Question

suppose you are given information about a triangle according to SSS, SAS, and ASA. For which of these can you immediately use the Law of Cosines to find one of the remaining measures

Answer

**step1** Understanding the Problem

The problem asks us to identify for which triangle congruence criteria (SSS, SAS, ASA) we can directly use the Law of Cosines to find an unknown side or angle. We need to analyze the information provided by each criterion and compare it with the requirements of the Law of Cosines.

**step2** Recalling the Law of Cosines

The Law of Cosines relates the lengths of the sides of a triangle to the cosine of one of its angles. It has two primary forms for immediate use:
1. To find a side: If we know two sides (say, 'a' and 'b') and the included angle between them (say, angle 'C'), we can find the third side ('c') using the formula: $$c^2 = a^2 + b^2 - 2ab \cos(C)$$
2. To find an angle: If we know all three sides (say, 'a', 'b', and 'c'), we can find any angle (say, angle 'C') using the formula, derived from the first form: $$\cos(C) = \frac{a^2 + b^2 - c^2}{2ab}$$

Question1.step3 (Analyzing SSS (Side-Side-Side))

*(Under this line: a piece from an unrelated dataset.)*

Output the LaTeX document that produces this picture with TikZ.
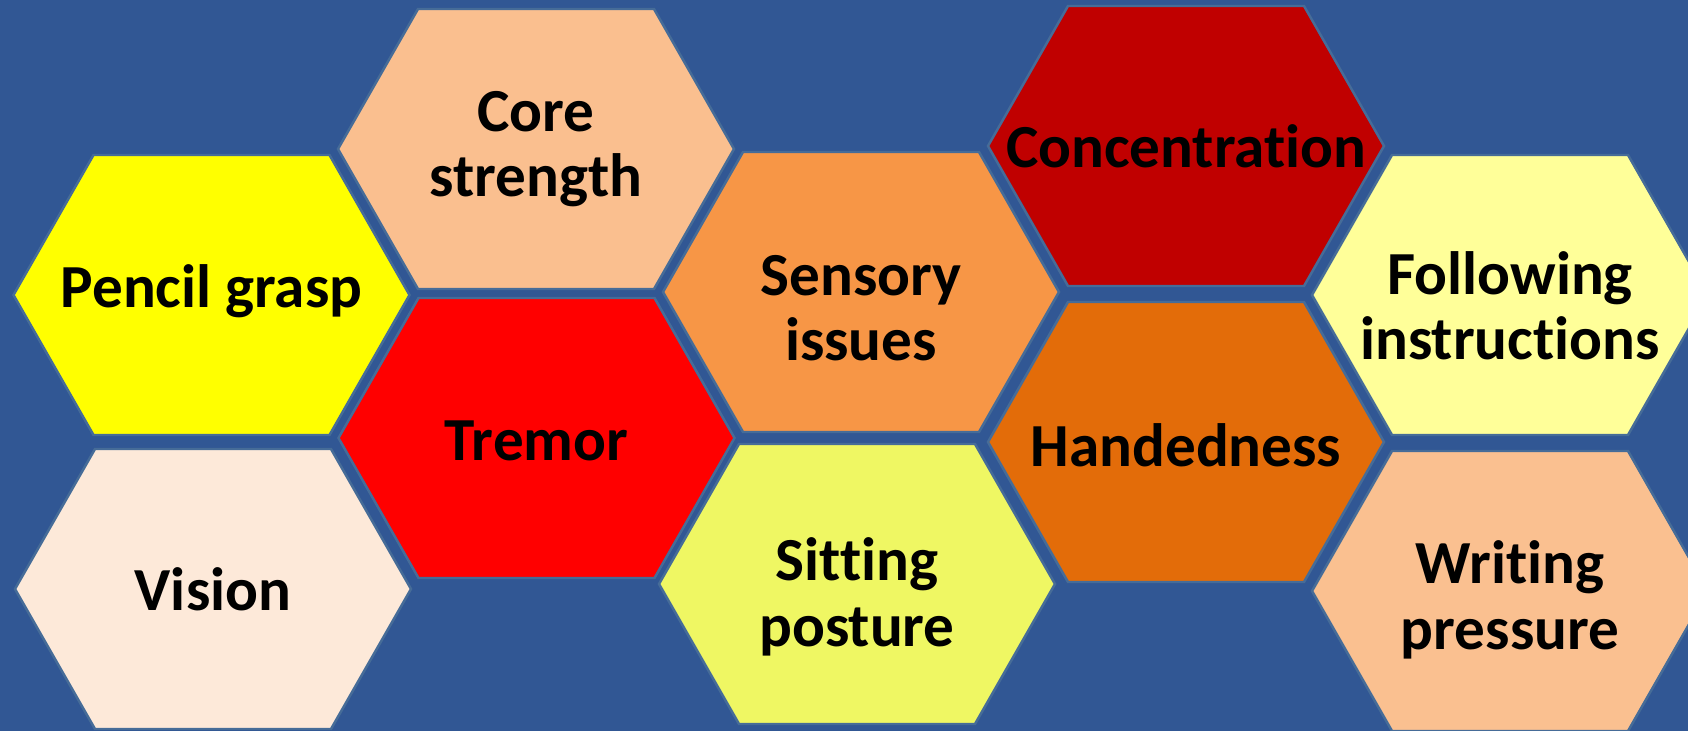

In the SSS case, we are given the lengths of all three sides of the triangle. According to our recall of the Law of Cosines, if all three sides are known, we can immediately use the formula $$\cos(C) = \frac{a^2 + b^2 - c^2}{2ab}$$ (or similar formulas for angles A and B) to find any of the unknown angles. Therefore, SSS allows for the immediate use of the Law of Cosines to find a remaining measure (an angle).

Question1.step4 (Analyzing SAS (Side-Angle-Side))

In the SAS case, we are given the lengths of two sides and the measure of the angle included between those two sides. According to our recall of the Law of Cosines, if we know two sides (e.g., 'a' and 'b') and the included angle (e.g., 'C'), we can immediately use the formula $$c^2 = a^2 + b^2 - 2ab \cos(C)$$ to find the length of the third side ('c'). Therefore, SAS allows for the immediate use of the Law of Cosines to find a remaining measure (a side).

Question1.step5 (Analyzing ASA (Angle-Side-Angle))

In the ASA case, we are given the measures of two angles and the length of the side included between those two angles. To use the Law of Cosines, we either need two sides and the included angle to find a third side, or all three sides to find an angle. With ASA, we only have one side. We cannot directly apply the Law of Cosines to find an unknown side or angle without first determining other unknown values (e.g., finding the third angle using the angle sum property of triangles, and then using the Law of Sines to find another side). The application is not "immediate" from the given information using *only* the Law of Cosines. Therefore, ASA does not allow for the immediate use of the Law of Cosines.

**step6** Conclusion

Based on the analysis, the Law of Cosines can be immediately used to find one of the remaining measures for the SSS (Side-Side-Side) and SAS (Side-Angle-Side) conditions.